Some airports use a Crane Permit system that gives authorisation for cranes to
operate up to a specific height in a specific location. An example of a crane permit
form is attached at Annex G.

Surveys may need to be undertaken periodically to ensure the safeguarding
process outlined above is functioning and also to monitor tree growth to ensure
the surfaces are not penetrated. These surveys should cover the areas within the
protected surfaces.


3.5 Wildlife hazards

Wildlife around airports can present serious hazards to aircraft operations. The
most obvious of these is the presence of birds but other animals such as deer,
foxes and other mammals can present a hazard.

Adequate fencing around the airside areas is fundamental to keeping mammals off
the airfield.

Birds present a hazard to aircraft in flight. Birdstrikes with civil aircraft have
resulted in the death of over 250 people to date. Clearly it is impossible to
guarantee no birdstrikes will occur but there are a number of activities an airport
can undertake to reduce the probability of this happening.

These include;
    Collecting accurate information on all birdstrikes that occur, including
       details of the species involved
    Observations of bird species and bird behaviour both on the airport and in
       the surrounding areas
    Identifying the hazard presented by each species by carrying out a species
       based risk assessment
    Prioritising efforts towards the most hazardous species

The largest hazard is clearly presented by large birds that fly in flocks.

Practical steps that can be taken to reduce the attractiveness of an area to birds
include;
     Cutting the grass so it does not provide invertebrates but not too short that
        it provides a resting area
     Ensuring no new water features or refuse tips are placed around the airport
        that might generate hazardous flightlines across aircraft arrival or
        departure routes
     Not providing perches, ledges or other structures favourable to roosting
        flocks of birds
      Placing nets or other systems over water features to prevent access
      If raptors or hawks are present ensure there are not rabbits or mice
       attracting them to feed
      Ensuring no bushes or shrubs are planted as part of airport landscaping that
       produce berries which might attract birds.

In addition to the habitat management steps outlined above it is good practise to
have a bird detection and dispersal team on duty whose role is to detect and
disperse any birds seen on the airfield. This may involve the use of bird distress
calls, shell-crackers or “bangers” and potentially shooting if the other methods do
not deter the birds adequately. Accurate logging of all bird species, numbers,
location and behaviours is essential.

Further guidance is available in the ACI Wildlife Hazard Manual (2005)
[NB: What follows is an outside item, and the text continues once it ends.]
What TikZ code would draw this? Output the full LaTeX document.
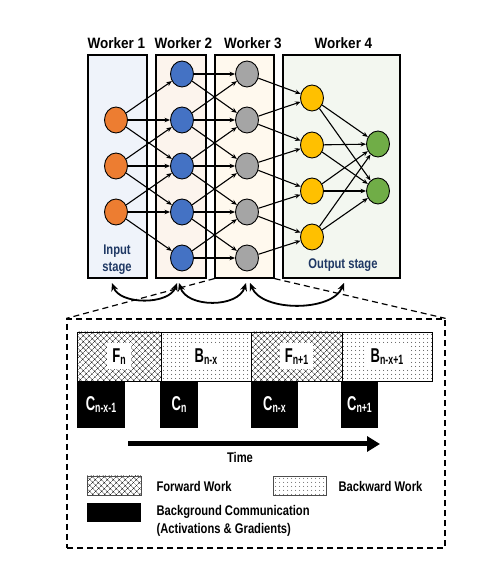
\documentclass[tikz,border=0pt]{standalone}
\usepackage{fontspec}
\setmainfont[FakeStretch=0.8]{Liberation Sans Bold}
\newfontfamily\workerfont[FakeStretch=0.9]{Liberation Sans Bold}
\newfontfamily\tallfont[FakeStretch=0.65]{Liberation Sans Bold}
\usetikzlibrary{shapes.geometric, arrows.meta, patterns.meta, positioning}

\definecolor{wone}{RGB}{239,243,250}
\definecolor{wtwo}{RGB}{252,244,237}
\definecolor{wthree}{RGB}{255,249,238}
\definecolor{wfour}{RGB}{243,247,240}
\definecolor{nodeorange}{RGB}{237,125,49}
\definecolor{nodeblue}{RGB}{68,114,196}
\definecolor{nodegray}{RGB}{165,165,165}
\definecolor{nodeyellow}{RGB}{255,192,0}
\definecolor{nodegreen}{RGB}{112,173,71}
\definecolor{navy}{RGB}{31,56,100}

\newcommand{\blk}[2]{{\tallfont\fontsize{20}{21}\selectfont #1}\raisebox{-2pt}{\tallfont\fontsize{13.5}{14}\selectfont #2}}

\tikzset{
  x=1pt, y=1pt,
  neuron/.style={ellipse, draw, line width=0.9pt, minimum width=23pt, minimum height=26pt, inner sep=0pt},
  worker/.style={draw, line width=1.2pt, minimum height=223pt, inner sep=0pt},
  workerlabel/.style={font=\workerfont\fontsize{15}{18}\selectfont},
  stagelabel/.style={font=\fontsize{14}{17}\selectfont, text=navy, align=center},
  link/.style={line width=1.1pt, -{Stealth[length=5.5pt,width=4.5pt]}},
  hop/.style={line width=1.8pt, {Stealth[length=8pt,width=7pt]}-{Stealth[length=8pt,width=7pt]}},
  zoomline/.style={line width=1.2pt, dash pattern=on 6pt off 4pt},
  fwd/.style={draw, line width=0.8pt, pattern={Hatch[angle=45,distance=4pt,line width=0.4pt]}, minimum height=49pt, inner sep=0pt},
  bwd/.style={draw, line width=0.8pt, pattern={Dots[distance=4pt,radius=0.5pt]}, minimum height=49pt, inner sep=0pt},
  comm/.style={fill=black, text=white, minimum height=47pt, inner sep=0pt},
  tag/.style={fill=white, inner xsep=5pt, minimum height=26pt},
  legendtext/.style={anchor=west, font=\fontsize{14}{18}\selectfont, align=left},
}

\begin{document}
\begin{tikzpicture}
  \useasboundingbox (0,0) rectangle (486,566);

  % workers
  \node[worker, fill=wone, minimum width=59pt] (w1) at (117.5,399.5) {};
  \node[worker, fill=wtwo, minimum width=50pt] (w2) at (181,399.5) {};
  \node[worker, fill=wthree, minimum width=59pt] (w3) at (244.5,399.5) {};
  \node[worker, fill=wfour, minimum width=117pt] (w4) at (341.5,399.5) {};

  \node[workerlabel] (l1) at (116.5,523) {Worker 1};
  \node[workerlabel] (l2) at (183.5,523) {Worker 2};
  \node[workerlabel] (l3) at (253,523) {Worker 3};
  \node[workerlabel] (l4) at (343.5,523) {Worker 4};

  \node[stagelabel] (in) at (117,306.5) {Input\\stage};
  \node[stagelabel] (out) at (343,301) {Output stage};

  % neurons
  \foreach \n/\y in {1/446,2/400,3/354}
    \node[neuron, fill=nodeorange] (o\n) at (116,\y) {};
  \foreach \n/\y in {1/492,2/446,3/400,4/354,5/308} {
    \node[neuron, fill=nodeblue] (b\n) at (182,\y) {};
    \node[neuron, fill=nodegray] (g\n) at (247,\y) {};
  }
  \foreach \n/\y in {1/468,2/421,3/375,4/329}
    \node[neuron, fill=nodeyellow] (y\n) at (312,\y) {};
  \foreach \n/\y in {1/422,2/375}
    \node[neuron, fill=nodegreen] (z\n) at (378,\y) {};

  % links
  \foreach \a/\b in {1/1,1/2,1/3,2/2,2/3,2/4,3/3,3/4,3/5}
    \draw[link] (o\a) -- (b\b);
  \foreach \a/\b in {1/1,1/2,2/1,2/2,2/3,3/2,3/3,3/4,4/3,4/4,4/5,5/4,5/5}
    \draw[link] (b\a) -- (g\b);
  \foreach \a/\b in {1/1,2/1,2/2,3/2,3/3,4/3,4/4,5/4}
    \draw[link] (g\a) -- (y\b);
  \foreach \a in {1,...,4}
    \foreach \b in {1,2}
      \draw[link] (y\a) -- (z\b);

  % zoom box
  \node[zoomline, draw, minimum width=378pt, minimum height=229pt] (zoom) at (256,132.5) {};
  \draw[zoomline] (w3.south west) -- (zoom.north west);
  \draw[zoomline] (w3.south east) -- (zoom.north east);

  % hand-offs between workers
  \coordinate (s1) at (112,283);
  \coordinate (s2) at (177,283);
  \coordinate (s3) at (179,283);
  \coordinate (s4) at (246,283);
  \coordinate (s5) at (250,283);
  \coordinate (s6) at (344,283);
  \draw[hop] (s1) .. controls +(8,-22) and +(-8,-22) .. (s2);
  \draw[hop] (s3) .. controls +(8,-25) and +(-8,-25) .. (s4);
  \draw[hop] (s5) .. controls +(12,-29) and +(-12,-29) .. (s6);

  % work blocks
  \node[fwd, minimum width=84pt] (f1) at (119,209.5) {};
  \node[bwd, minimum width=90pt] (k1) at (206,209.5) {};
  \node[fwd, minimum width=91pt] (f2) at (296.5,209.5) {};
  \node[bwd, minimum width=90pt] (k2) at (387,209.5) {};
  \node[tag] at (f1) {\blk{F}{n}};
  \node[tag] at (k1) {\blk{B}{n-x}};
  \node[tag] at (f2) {\blk{F}{n+1}};
  \node[tag] at (k2) {\blk{B}{n-x+1}};

  % communication
  \node[comm, minimum width=48pt] (c1) at (101,161.5) {\blk{C}{n-x-1}};
  \node[comm, minimum width=38pt] (c2) at (179,161.5) {\blk{C}{n}};
  \node[comm, minimum width=47pt] (c3) at (274.5,161.5) {\blk{C}{n-x}};
  \node[comm, minimum width=37pt] (c4) at (359.5,161.5) {\blk{C}{n+1}};

  % time
  \coordinate (t0) at (128,122);
  \coordinate (t1) at (380,122);
  \draw[line width=5pt, -{Triangle[length=13pt,width=15pt]}] (t0) -- (t1);
  \node[font=\fontsize{14}{17}\selectfont] (time) at (240,109) {Time};

  % legend
  \node[fwd, draw=black!70, minimum width=54pt, minimum height=19pt] (lf) at (114,80.5) {};
  \node[legendtext] (lft) at (153,80) {Forward Work};
  \node[bwd, draw=black!70, minimum width=53pt, minimum height=19pt] (lb) at (299.5,80.5) {};
  \node[legendtext] (lbt) at (335,80) {Backward Work};
  \node[fill=black, minimum width=54pt, minimum height=19pt, inner sep=0pt] (lc) at (114,53.5) {};
  \node[legendtext] (lct) at (153,45) {Background Communication\\(Activations \& Gradients)};
\end{tikzpicture}
\end{document}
3.6 Airside Safety Committee

An Airside Safety Committee should be hosted by the airport periodically to
review safety in the airside areas. The Committee should consist of airlines,
handling agents, aircraft catering companies, aircraft cleaning companies,
refuelling companies, ATC – ideally all large organisations that operate in airside
areas.

The Terms of Reference should include;
    The promotion of safety awareness through training, licensing and the
      publication of safety bulletins
    Establishing and discussing local safety procedures and guidelines
    Incident reporting and investigation, subsequent data analysis and
      dissemination of trends, common causes etc
    Generation and evaluation of safety suggestions
    Preparation of regular joint safety campaigns.

The atmosphere of the group should be an open one to maximise the learning
about improving safety. It is suggested meetings are held either monthly or
quarterly.

3.7 Airside Safety Promotion

Safety will benefit from being promoted in an airport environment. Occasional
focus on some particular aspect will make it more memorable and reinforce the
continual importance of safety. Collaboration to promote positive safety attitudes
across all organisations working airside is essential.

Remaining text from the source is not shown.